>> BEGIN
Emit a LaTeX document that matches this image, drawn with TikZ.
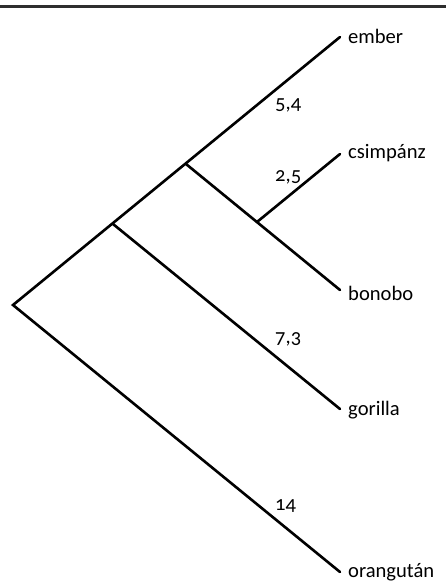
\documentclass[tikz,border=0pt]{standalone}
\usepackage{fontspec}
\setmainfont[Numbers=OldStyle]{Carlito}
\usepackage{tikz}

\tikzset{
  branch/.style={line width=2.6pt,line cap=round,line join=miter},
  leaf/.style={anchor=west,inner sep=0pt,font=\fontsize{20.5}{21}\selectfont},
  dist/.style={anchor=west,inner sep=0pt,font=\fontsize{20.5}{21}\selectfont}
}

\begin{document}
\begin{tikzpicture}[x=0.035cm,y=-0.035cm]
      \useasboundingbox (0,0) rectangle (446,588);
      \draw [line width=2.7pt,color=black!82] (0,6.5) -- (446,6.5);

      \coordinate (root) at (13,305);
      \coordinate (hgp) at (113,224);
      \coordinate (hp) at (186,164);
      \coordinate (pan) at (257,222);
      \coordinate (ember) at (340,37);
      \coordinate (csimp) at (340,154);
      \coordinate (bonobo) at (340,290);
      \coordinate (gorilla) at (340,409);
      \coordinate (orang) at (340,572);

      \node [leaf] (lember) at (348,36) {ember};
      \node [leaf] (lcsimp) at (348,153) {csimpánz};
      \node [leaf] (lbonobo) at (348,293) {bonobo};
      \node [leaf] (lgorilla) at (348,410) {gorilla};
      \node [leaf] (lorang) at (348,572) {orangután};

      \node [dist] (d1) at (275,105) {5,4};
      \node [dist] (d2) at (275,177) {2,5};
      \node [dist] (d3) at (275,339) {7,3};
      \node [dist] (d4) at (275,506) {14};

      \draw [branch] (ember) -- (root) -- (orang);
      \draw [branch] (hgp) -- (gorilla);
      \draw [branch] (hp) -- (bonobo);
      \draw [branch] (pan) -- (csimp);
    \end{tikzpicture}
\end{document}
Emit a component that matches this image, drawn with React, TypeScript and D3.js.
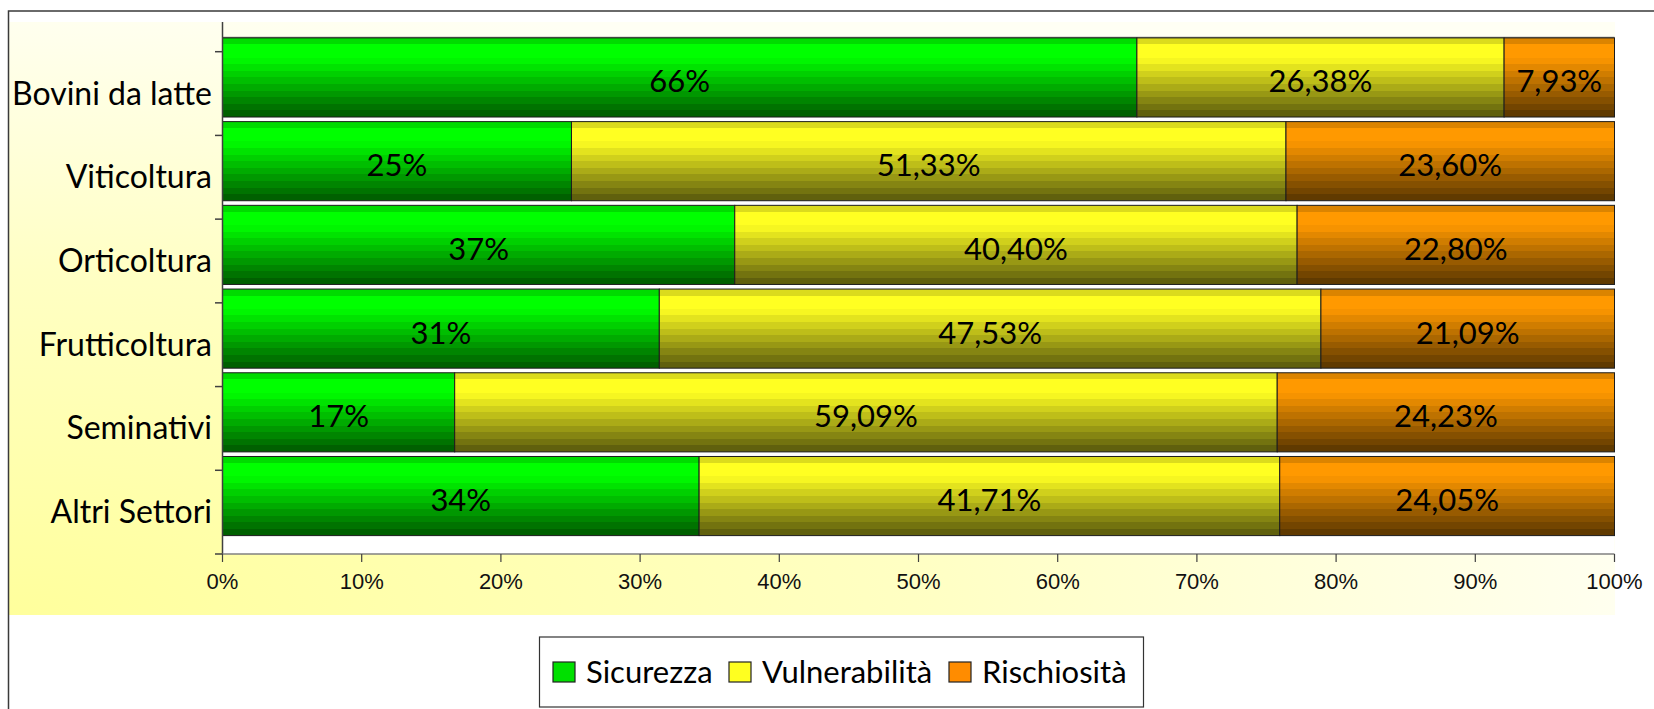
import React from 'react';
import * as d3 from 'd3';

const categories = ['Bovini da latte', 'Viticoltura', 'Orticoltura', 'Frutticoltura', 'Seminativi', 'Altri Settori'];
const sicurezza = [65.69, 25.07, 36.8, 31.38, 16.68, 34.24];
const vulnerabilita = [26.38, 51.33, 40.4, 47.53, 59.09, 41.71];
const rischiosita = [7.93, 23.6, 22.8, 21.09, 24.23, 24.05];
const seriesNames = ['Sicurezza', 'Vulnerabilità', 'Rischiosità'];
const seriesColors = ['#00ff00', '#ffff22', '#ff9900'];
const legendColors = ['#00e000', '#ffff20', '#ff8c00'];
const xTicks = [0, 10, 20, 30, 40, 50, 60, 70, 80, 90, 100];

const W = 1654;
const H = 709;
const labelFont = '"Gill Sans", "Gill Sans MT", Lato, sans-serif';
const axisFont = 'Arial, "Liberation Sans", sans-serif';

const it = d3.formatLocale({ decimal: ',', thousands: '.', grouping: [3], currency: ['€', ''] });
const fmtInt = it.format('.0f');
const fmtDec = it.format('.2f');

// rows for the stack
const table = categories.map((c, i) => ({
  cat: c,
  Sicurezza: sicurezza[i],
  Vulnerabilità: vulnerabilita[i],
  Rischiosità: rischiosita[i],
}));

// stepped vertical shading like the old office charts
const brightness = (t: number) => {
  if (t < 0.09) return 0.86;
  if (t < 0.25) return 1;
  return 1 - ((t - 0.25) / 0.75) * 0.66;
};

const StripeGradient: React.FC<{ id: string, color: string }> = ({ id, color }) => {
  const steps = 12;
  const base = d3.rgb(color);
  const stops: JSX.Element[] = [];
  for (let k = 0; k < steps; k++) {
    const t = (k + 0.5) / steps;
    const f = brightness(t);
    const c = d3.rgb(base.r * f, base.g * f, base.b * f).formatHex();
    stops.push(<stop key={k + 'a'} offset={`${(k / steps) * 100}%`} stopColor={c} />);
    stops.push(<stop key={k + 'b'} offset={`${((k + 1) / steps) * 100}%`} stopColor={c} />);
  }
  return (
    <linearGradient id={id} x1="0" y1="0" x2="0" y2="1">
      {stops}
    </linearGradient>
  );
};

const App: React.FC = () => {
  const left = 222.5;
  const right = 1614.5;
  const axisTop = 22;
  const wallTop = 37.5;
  const axisBottom = 554;
  const depth = 13.8;

  const x = d3.scaleLinear().domain([0, 100]).range([left, right]);
  const y = d3.scaleBand<string>().domain(categories).range([51.7, axisBottom]).padding(0);
  const barH = y.bandwidth() - 4.6;

  const stacked = d3.stack<any>().keys(seriesNames)(table);
  const bandEdges = categories.map(c => y(c) as number).concat([axisBottom]);

  return (
    <svg width={W} height={H} style={{ position: 'absolute', left: 0, top: 0, display: 'block' }}>
      <defs>
        {seriesColors.map((c, i) => <StripeGradient key={i} id={`sg${i}`} color={c} />)}
        <radialGradient id="bg" cx="0" cy="1" r="1.05" gradientUnits="objectBoundingBox">
          <stop offset="0%" stopColor="#ffff9c" />
          <stop offset="55%" stopColor="#ffffc4" />
          <stop offset="100%" stopColor="#fffff4" />
        </radialGradient>
      </defs>

      <rect x={0} y={0} width={W} height={H} fill="#ffffff" />
      <rect x={9} y={axisTop} width={right + 0.5 - 9} height={615 - axisTop} fill="url(#bg)" />
      <rect x={8.5} y={11} width={W + 20} height={H + 20} fill="none" stroke="#3a3a3a" strokeWidth={1.5} />

      {/* back wall */}
      <rect x={left} y={wallTop} width={right - left} height={axisBottom - wallTop} fill="#ffffff" />
      <line x1={left} x2={right} y1={wallTop} y2={wallTop} stroke="#808080" strokeWidth={1.5} />

      {/* bars */}
      {stacked.map((s, si) => (
        <g key={s.key}>
          {s.map((d, i) => (
            <rect
              key={i}
              x={x(d[0])}
              y={(y(categories[i]) as number) - depth}
              width={x(d[1]) - x(d[0])}
              height={barH}
              fill={`url(#sg${si})`}
              stroke="#1c1c1c"
              strokeWidth={1}
            />
          ))}
        </g>
      ))}

      {/* data labels */}
      {stacked.map((s, si) => (
        <g key={s.key + 'l'} fontFamily={labelFont} fontSize={31} textAnchor="middle" fill="#000">
          {s.map((d, i) => {
            const v = d[1] - d[0];
            const txt = (si === 0 ? fmtInt(v) : fmtDec(v)) + '%';
            return (
              <text key={i} x={(x(d[0]) + x(d[1])) / 2} y={(y(categories[i]) as number) - depth + barH / 2 + 15}>
                {txt}
              </text>
            );
          })}
        </g>
      ))}

      {/* y axis */}
      <line x1={left} x2={left} y1={axisTop} y2={axisBottom} stroke="#404040" strokeWidth={1.5} />
      {bandEdges.map((e, i) => (
        <line key={i} x1={left - 7.5} x2={left} y1={e} y2={e} stroke="#404040" strokeWidth={1.5} />
      ))}
      {categories.map(c => (
        <text
          key={c}
          x={212}
          y={(y(c) as number) + y.bandwidth() / 2 + 11}
          textAnchor="end"
          fontFamily={labelFont}
          fontSize={32}
          fill="#000"
        >
          {c}
        </text>
      ))}

      {/* x axis */}
      <line x1={left} x2={right} y1={axisBottom} y2={axisBottom} stroke="#808080" strokeWidth={1.5} />
      {xTicks.map(t => (
        <g key={t}>
          <line x1={x(t)} x2={x(t)} y1={axisBottom} y2={axisBottom + 8} stroke="#404040" strokeWidth={1.2} />
          <text x={x(t)} y={589} textAnchor="middle" fontFamily={axisFont} fontSize={22} fill="#111">
            {t}%
          </text>
        </g>
      ))}

      {/* legend */}
      <rect x={539.5} y={637} width={604} height={70} fill="#ffffff" stroke="#333" strokeWidth={1.2} />
      {seriesNames.map((n, i) => {
        const lx = [553, 729, 949][i];
        return (
          <g key={n}>
            <rect x={lx} y={662} width={22} height={20} fill={legendColors[i]} stroke="#222" strokeWidth={1.2} />
            <text x={lx + 33} y={683} fontFamily={labelFont} fontSize={31} fill="#000">
              {n}
            </text>
          </g>
        );
      })}
    </svg>
  );
};

export default App;
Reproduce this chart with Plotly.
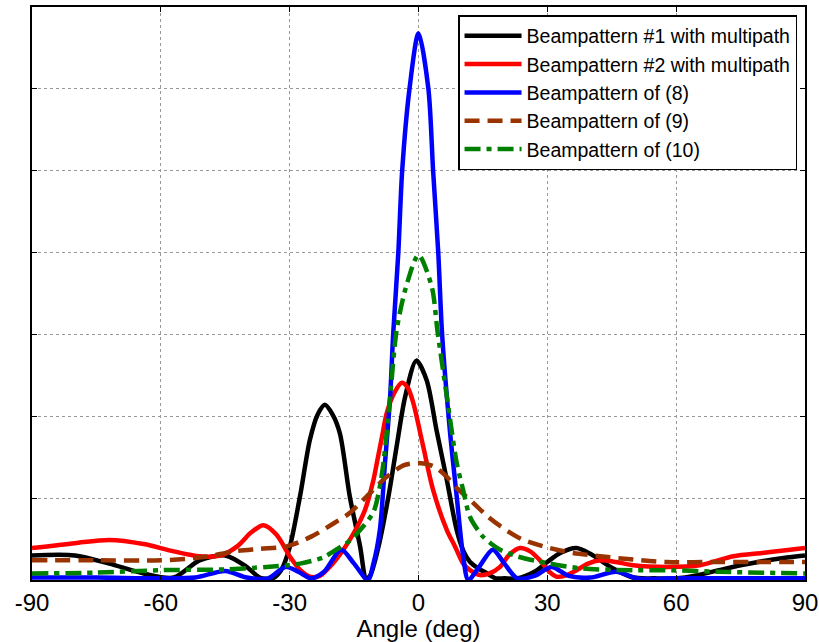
import plotly.graph_objects as go

# ---- data ----
x_bp1 = [-90, -80, -72, -64, -57, -51, -45, -40, -37, -34, -32, -30, -27.6, -25.3, -23.5, -21.8, -20, -18.3,
         -16, -13.6, -12.2, -11.3, -9.3, -7, -5.1, -3.1, -0.5, 1.9, 4.2, 6.6, 8.9, 10.5, 12, 14, 16, 18, 20,
         23, 27, 30, 33, 36.8, 40, 45, 50, 55, 60, 65, 70, 75, 80, 85, 90]
y_bp1 = [0.30, 0.30, 0.20, 0.08, 0.03, 0.24, 0.30, 0.16, 0.03, 0.02, 0.12, 0.40, 1.02, 1.71, 2.02, 2.14, 2.02, 1.79,
         1.02, 0.41, 0.02, 0.05, 0.41, 1.02, 1.63, 2.24, 2.68, 2.44, 1.83, 1.22, 0.61, 0.35, 0.22, 0.14, 0.08, 0.02, 0.02,
         0.02, 0.10, 0.22, 0.33, 0.39, 0.32, 0.15, 0.03, 0.02, 0.02, 0.06, 0.12, 0.18, 0.23, 0.27, 0.30]

x_bp2 = [-90, -80, -72, -64, -57, -51, -46, -42, -39, -36.1, -33, -30, -27.5, -25.3, -23, -20, -17.5, -15, -12.5,
         -10.5, -9.7, -8.5, -7.4, -5.5, -3.9, -2.5, -1.2, 1.1, 3.4, 6.6, 8.5, 10.4, 12, 14.3, 16.5, 19, 21, 23.6, 26,
         28.3, 30.5, 32.2, 34.5, 36.8, 39.5, 42.3, 46, 50, 57.8, 65.5, 73.3, 80, 85, 90]
y_bp2 = [0.39, 0.45, 0.49, 0.44, 0.35, 0.29, 0.30, 0.42, 0.58, 0.67, 0.55, 0.29, 0.12, 0.04, 0.05, 0.20, 0.37, 0.58, 0.85,
         1.22, 1.43, 1.75, 2.04, 2.30, 2.41, 2.35, 2.16, 1.63, 1.10, 0.61, 0.41, 0.20, 0.12, 0.06, 0.08, 0.16, 0.30, 0.39, 0.35,
         0.24, 0.10, 0.04, 0.06, 0.12, 0.20, 0.24, 0.22, 0.18, 0.16, 0.18, 0.29, 0.33, 0.36, 0.39]

x_eq8 = [-90, -75, -60, -52, -45, -40, -35, -31, -28, -25, -22, -18, -15, -11.8, -10.5, -9, -7.8, -6.6, -5.9, -4.7,
         -3.8, -2.1, 0, 2.3, 3.4, 4.6, 5.5, 7.3, 8.9, 10.4, 11.6, 14, 17.3, 20, 23, 27, 31, 35, 40, 46, 51, 60, 90]
y_eq8 = [0.03, 0.03, 0.02, 0.03, 0.11, 0.03, 0.02, 0.16, 0.10, 0.02, 0.10, 0.37, 0.20, 0.00, 0.20, 0.61, 1.43, 2.24, 3.0, 4.0,
         5.0, 6.0, 6.68, 6.0, 5.0, 4.0, 3.0, 1.83, 1.02, 0.29, 0.00, 0.15, 0.37, 0.20, 0.02, 0.05, 0.16, 0.05, 0.03, 0.10, 0.02,
         0.02, 0.02]

x_eq9 = [-90, -75, -60, -50, -43, -37, -30.7, -25, -19.8, -16, -12.1, -7.4, -3.5, 0, 3.5, 6.6, 9, 12.8, 16, 19, 24,
         30.6, 36, 42.3, 50, 57.8, 70, 80, 90]
y_eq9 = [0.24, 0.24, 0.24, 0.28, 0.35, 0.38, 0.41, 0.53, 0.69, 0.82, 1.02, 1.26, 1.40, 1.43, 1.39, 1.26, 1.12, 0.94, 0.78,
         0.66, 0.50, 0.39, 0.33, 0.29, 0.25, 0.22, 0.22, 0.22, 0.22]

x_eq10 = [-90, -75, -60, -45, -35.4, -27.6, -22, -19.8, -16, -13.6, -10.5, -9, -8, -6.6, -5.1, -2.9, 0, 3.1, 4.4,
          6.6, 8.9, 10.4, 12, 15, 17, 19, 22.9, 30.6, 38.3, 50, 57.8, 70, 90]
y_eq10 = [0.08, 0.09, 0.12, 0.13, 0.16, 0.20, 0.28, 0.35, 0.48, 0.61, 0.83, 1.14, 1.50, 2.24, 3.05, 3.58, 3.97, 3.58, 3.05,
          2.24, 1.43, 1.10, 0.77, 0.53, 0.44, 0.37, 0.29, 0.20, 0.14, 0.12, 0.12, 0.10, 0.08]

x_ticks = [-90, -60, -30, 0, 30, 60, 90]
y_ticks = [0, 1, 2, 3, 4, 5, 6, 7]

series = [
    ("Beampattern #1 with multipath", x_bp1, y_bp1, "#000000", "solid"),
    ("Beampattern #2 with multipath", x_bp2, y_bp2, "#ff0000", "solid"),
    ("Beampattern of (8)", x_eq8, y_eq8, "#0000ff", "solid"),
    ("Beampattern of (9)", x_eq9, y_eq9, "#993300", "15px,8px"),
    ("Beampattern of (10)", x_eq10, y_eq10, "#008000", "16px,6px,5px,6px"),
]

fig = go.Figure()
for i, (name, xs, ys, col, dash) in enumerate(series):
    fig.add_trace(go.Scatter(
        x=xs, y=ys, name=name, mode="lines", legendgroup=f"g{i}",
        line=dict(color=col, width=4.5, dash=dash, shape="spline", smoothing=0.8),
    ))

axis_common = dict(
    showline=True, linecolor="black", linewidth=1.5, mirror="allticks",
    ticks="inside", ticklen=5, tickcolor="black", tickwidth=1,
    showgrid=True, gridcolor="#999999", griddash="dot", gridwidth=1, zeroline=False,
    automargin=False,
)

fig.update_layout(
    width=819, height=642,
    margin=dict(l=32, r=14, t=7, b=62),
    paper_bgcolor="white", plot_bgcolor="white",
    font=dict(family="Liberation Sans, Arial, sans-serif", color="black"),
    xaxis=dict(range=[-90, 90], tickvals=x_ticks, ticktext=[str(v) for v in x_ticks],
               tickfont=dict(size=24), title=dict(text="Angle (deg)", font=dict(size=24), standoff=0),
               **axis_common),
    yaxis=dict(range=[0, 7], tickvals=y_ticks, showticklabels=False, **axis_common),
    legend=dict(x=0.9897, y=0.986, xanchor="right", yanchor="top",
                bgcolor="white", bordercolor="black", borderwidth=1.5,
                font=dict(size=19.5), traceorder="grouped", tracegroupgap=0, itemwidth=57),
    showlegend=True,
)

fig.write_html("out.html", config={"displayModeBar": False},
               post_script="document.body.style.margin='0';document.body.style.padding='0';")
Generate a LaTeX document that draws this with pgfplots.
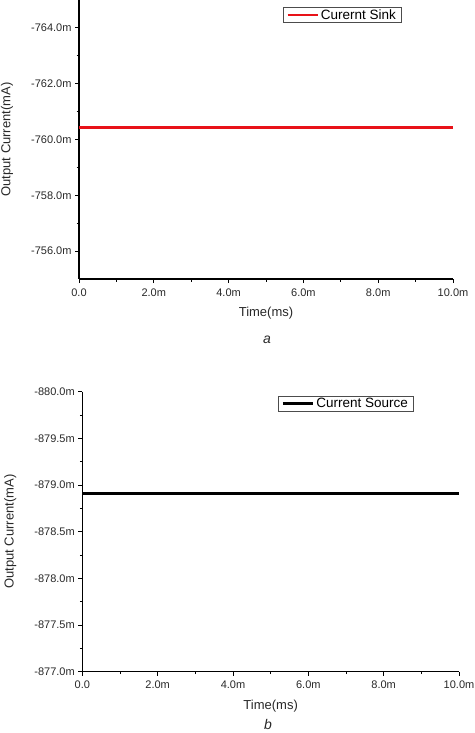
>> END
Problem to work on:
Only the lines from "Reproduce this chart with Plotly." through "import plotly.graph_objects as go" should appear in your output, copied exactly with both end lines, and with no pictures.

The result:
Reproduce this chart with Plotly.
import plotly.graph_objects as go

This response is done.